All of these accusations were ultimately discredited—some by Fox News itself.
While the network’s defense team doesn’t argue that any of the comments made on air were factually correct, they do suggest that Fox personalities were merely acting in a proper journalistic capacity by asking “questions to a newsmaker on newsworthy subjects” or attempting to “accurately report on pending allegations.”
Liberal media watchdog Media Matters reported last May that Fox News’ law firm was potentially leaning toward this defense strategy. According to open record requests at the time, the legal team appeared to be “fishing for evidence to support its client’s conspiracy theories” about Dominion.

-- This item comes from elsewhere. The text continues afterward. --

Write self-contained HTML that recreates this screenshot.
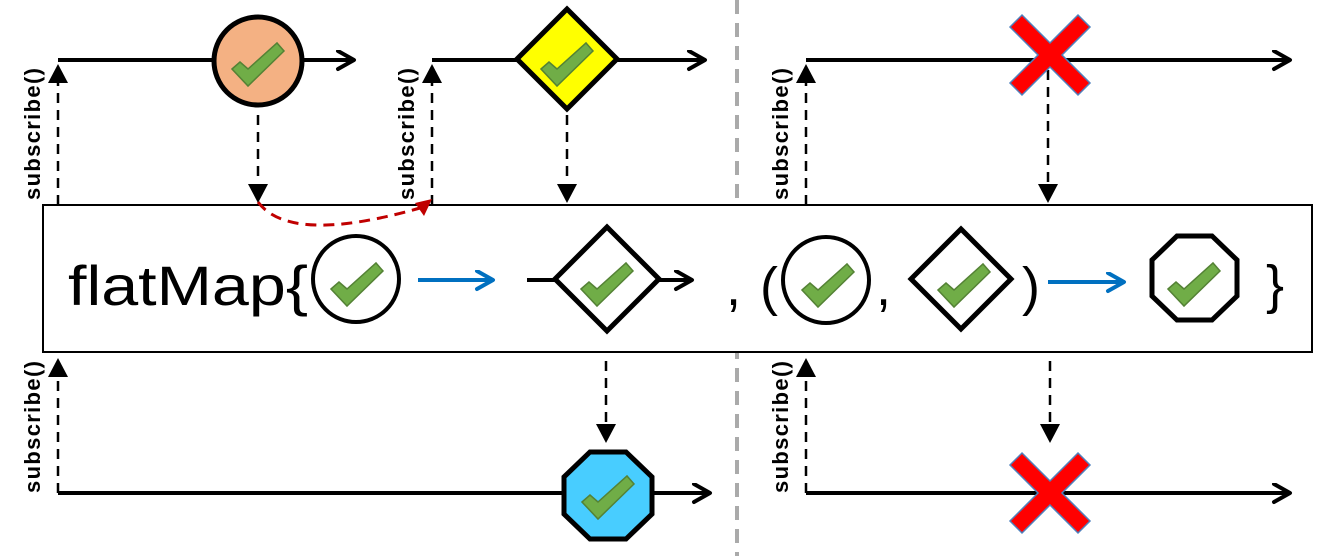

While experts told NPR that the claims made by Fox stars about Dominion were always “outlandish” and “instantly didn’t stand up to the light of day,” Fox lawyers have contended that the network’s hosts were merely engaging in opinion and exaggerated hyperbole. Of course, Fox’s legal team has successfully argued in court that no one believes that anything that Fox News primetime host Tucker Carlson says is factually true.
While Fox is asserting that Dominion will fail to prove the network engaged in “actual malice” toward the company, many legal experts do believe Dominion has a fair chance at winning.
“Fox’s journalists and managers were repeatedly told the stories about the voting machine were false, over a period of weeks,” First Amendment lawyer Lucy Dalglish told NPR. “Quoting the president of the United States and relying on a ‘fair report’ privilege only gets you so far. They didn’t just quote Trump. They doubled down and repeatedly reported and opined that Dominion's systems were faulty.”
Additionally, evidence gathered from Fox News executives and stars could possibly help Dominion clear the notoriously tough “actual malice” legal burden that sinks most media defamation cases.
Fox News chief executive Suzanne Scott, for instance, privately warned colleagues shortly after the Arizona call that “we can’t give the crazies an inch” as Team Trump raged about election fraud, suggesting that she and others knew that these claims were rubbish. Hannity, in a sworn deposition, insisted that he never believed Powell’s wild assertions “for one second.”